Key Legal Propositions
- Goods re-imported into India, after being sent abroad, are generally liable to customs duty under Section 20 read with Section 2(23) of the Customs Act, 1962, in the same manner as if imported for the first time.
- Exemption Notification No. 13/81, read with the Import Export Policy 1992-97, applies primarily to the first-time import of capital goods by 100% Export Oriented Units (EOUs) and does not extend to parts of already installed machinery sent abroad for repairs and subsequently re-imported.
- A necessary import licence is a condition precedent for availing exemption under Notification No. 13/81, and its absence or non-requirement for re-imported repaired parts precludes the application of said notification.
- Para 159 of the Import Export Policy 1992-97 specifically excludes any concession in duties and tax for plant, machinery, and equipment already installed when an existing Domestic Tariff Area (DTA) unit converts into an EOU.
- Notification No. 204/76 provides a specific exemption for re-imported articles after having been exported for repairs, limiting duty liability to the fair cost of repairs, insurance, and freight charges.
Judgment Summary
Background
The appellant, a tea company, imported two decanter machines from Germany in 1982, paying all applicable customs duties.

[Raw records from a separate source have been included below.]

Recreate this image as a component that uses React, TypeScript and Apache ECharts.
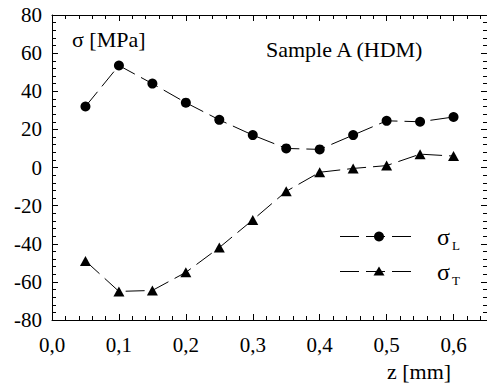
import React, { useEffect, useRef } from "react";
import * as echarts from "echarts";

const zValues = [0.05, 0.1, 0.15, 0.2, 0.25, 0.3, 0.35, 0.4, 0.45, 0.5, 0.55, 0.6];
const sigmaL = [32, 53.5, 44, 34, 25, 17, 10, 9.5, 17, 24.5, 24, 26.5];
const sigmaT = [-49, -65, -64.5, -55, -42, -27.5, -12.5, -2.5, -0.5, 1, 7, 6];
const xTickLabels = ["0,0", "0,1", "0,2", "0,3", "0,4", "0,5", "0,6"];

const FONT = "Liberation Serif";
const CSS = `svg text, svg tspan { font-family: "Liberation Serif", "Times New Roman", serif !important; }`;

export default function App() {
  const ref = useRef<HTMLDivElement>(null);
  useEffect(() => {
    if (!ref.current) return;
    let disposed = false;
    const chart = echarts.init(ref.current, null, { renderer: "svg" });
    const lineStyle = { color: "#000", width: 1, type: [19, 7] as number[] };
    const axisBase = {
      type: "value" as const,
      min: 0,
      max: 0.65,
      splitLine: { show: false },
      axisLabel: { show: false },
      axisLine: { show: true, onZero: false, lineStyle: { color: "#000", width: 1 } },
    };
    const yBase = {
      type: "value" as const,
      min: -80,
      max: 80,
      interval: 20,
      splitLine: { show: false },
      axisLine: { show: true, onZero: false, lineStyle: { color: "#000", width: 1 } },
      axisTick: { show: true, inside: true, length: 6, lineStyle: { color: "#000" } },
      minorTick: { show: true, splitNumber: 5, length: 4, lineStyle: { color: "#000" } },
      minorSplitLine: { show: false },
    };
    const option: any = {
      animation: false,
      grid: { left: 52, top: 15, width: 438.75, height: 305 },
      xAxis: [
        {
          ...axisBase,
          position: "bottom",
          interval: 0.1,
          axisTick: { show: true, inside: true, length: 6, lineStyle: { color: "#000" } },
          axisLabel: {
            show: true,
            margin: 14,
            color: "#000",
            fontFamily: FONT,
            fontSize: 21,
            showMaxLabel: false,
            formatter: (v: number) => {
              const i = Math.round(v * 10);
              if (Math.abs(v * 10 - i) > 1e-6) return "";
              return xTickLabels[i] ?? "";
            },
          },
        },
        { ...axisBase, position: "bottom", interval: 0.02, axisLine: { show: false, onZero: false },
          axisTick: { show: true, inside: true, length: 4, lineStyle: { color: "#000" } } },
        { ...axisBase, position: "top", interval: 0.1,
          axisTick: { show: true, inside: true, length: 6, lineStyle: { color: "#000" } } },
        { ...axisBase, position: "top", interval: 0.02, axisLine: { show: false, onZero: false },
          axisTick: { show: true, inside: true, length: 4, lineStyle: { color: "#000" } } },
      ],
      yAxis: [
        { ...yBase, position: "left",
          axisLabel: { color: "#000", fontFamily: FONT, fontSize: 21, margin: 10 } },
        { ...yBase, position: "right", axisLabel: { show: false } },
      ],
      series: [
        {
          name: "σL", type: "line", xAxisIndex: 0, yAxisIndex: 0,
          data: zValues.map((z, i) => [z, sigmaL[i]]),
          symbol: "circle", symbolSize: 10, itemStyle: { color: "#000" }, lineStyle,
        },
        {
          name: "σT", type: "line", xAxisIndex: 0, yAxisIndex: 0,
          data: zValues.map((z, i) => [z, sigmaT[i]]),
          symbol: "triangle", symbolSize: [11, 10], itemStyle: { color: "#000" }, lineStyle,
        },
      ],
      graphic: [
        { type: "text", left: 72, top: 28, style: { text: "σ [MPa]", fontFamily: FONT, fontSize: 22, fill: "#000" } },
        { type: "text", left: 266, top: 38, style: { text: "Sample A (HDM)", fontFamily: FONT, fontSize: 22, fill: "#000" } },
        { type: "text", left: 387, top: 360, style: { text: "z [mm]", fontFamily: FONT, fontSize: 22, fill: "#000" } },
        { type: "line", shape: { x1: 340, y1: 236.5, x2: 411, y2: 236.5 }, style: { stroke: "#000", lineWidth: 1, lineDash: [19, 7] } },
        { type: "circle", shape: { cx: 379, cy: 236.5, r: 5 }, style: { fill: "#000" } },
        { type: "line", shape: { x1: 340, y1: 271.5, x2: 411, y2: 271.5 }, style: { stroke: "#000", lineWidth: 1, lineDash: [19, 7] } },
        { type: "polygon", shape: { points: [[379, 266.5], [384.5, 275.5], [373.5, 275.5]] }, style: { fill: "#000" } },
        { type: "text", x: 437, y: 236.5, style: { text: "σ", fontFamily: FONT, fontSize: 24, fill: "#000", verticalAlign: "middle" } },
        { type: "text", x: 452, y: 245, style: { text: "L", fontFamily: FONT, fontSize: 13, fill: "#000", verticalAlign: "middle" } },
        { type: "text", x: 437, y: 271.5, style: { text: "σ", fontFamily: FONT, fontSize: 24, fill: "#000", verticalAlign: "middle" } },
        { type: "text", x: 452, y: 280, style: { text: "T", fontFamily: FONT, fontSize: 13, fill: "#000", verticalAlign: "middle" } },
      ],
    };
    chart.setOption(option);
    const fonts: any = (document as any).fonts;
    if (fonts && fonts.load) {
      fonts.load('21px "Liberation Serif"').then(() => {
        if (!disposed) chart.setOption(option, true);
      }).catch(() => {});
    }
    return () => {
      disposed = true;
      chart.dispose();
    };
  }, []);
  return (
    <div style={{ position: "fixed", left: 0, top: 0, width: 487, height: 383, background: "#fff" }}>
      <style>{CSS}</style>
      <div ref={ref} style={{ width: 487, height: 383, fontFamily: FONT }} />
    </div>
  );
}
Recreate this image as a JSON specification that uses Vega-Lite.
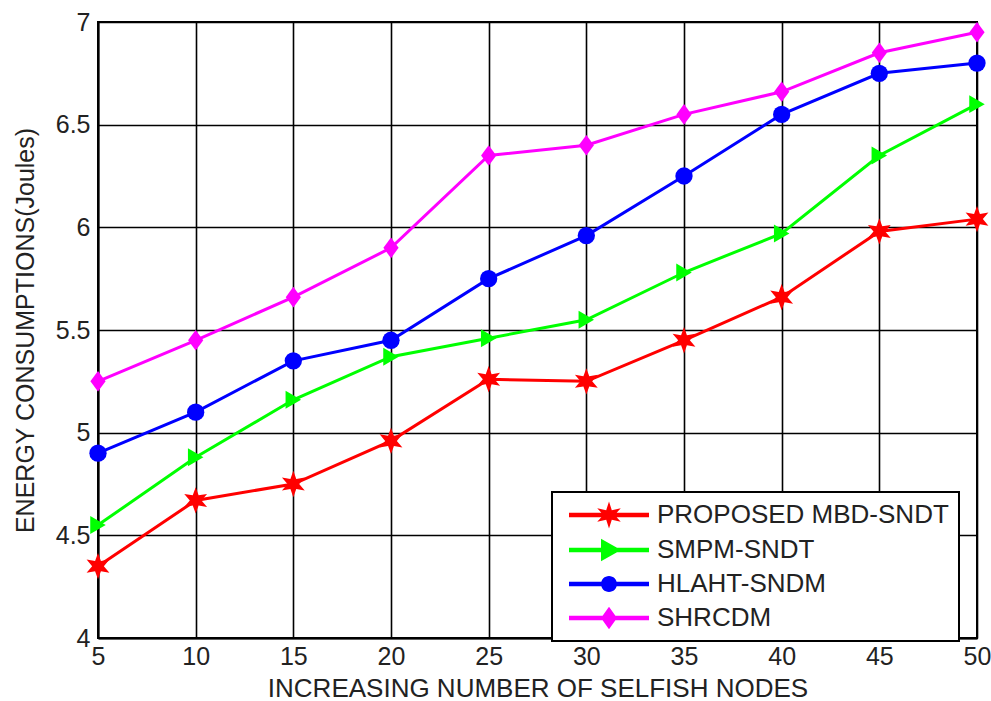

The machines were installed at its factory in Munnar. In 1992, the appellant was designated a 100% Export Oriented Unit (EOU) under the Import Export Policy 1992-97, which granted certain privileges including duty-free import of additional capital goods. In the same year, parts of the originally imported machines, requiring overseas repairs, were sent to Germany with government permission and subsequently re-imported in July 1993. The appellant claimed exemption from customs duty on these re-imported repaired parts under Notification No. 13/81. The Assistant Collector of Customs denied this claim, a decision reversed by the Commissioner of Customs (Appeals). However, the CEGAT allowed the Revenue’s appeal, restoring the Assistant Collector’s order, and dismissed the appellant’s cross-appeal. Aggrieved, the appellant filed appeals before the Supreme Court under Section 130E of the Customs Act, 1962, challenging the Tribunal's order. The central issue was the appellant's entitlement to benefit from Notification No. 13/81 read with the Export Import Policy 1992-97 for the re-imported repaired parts.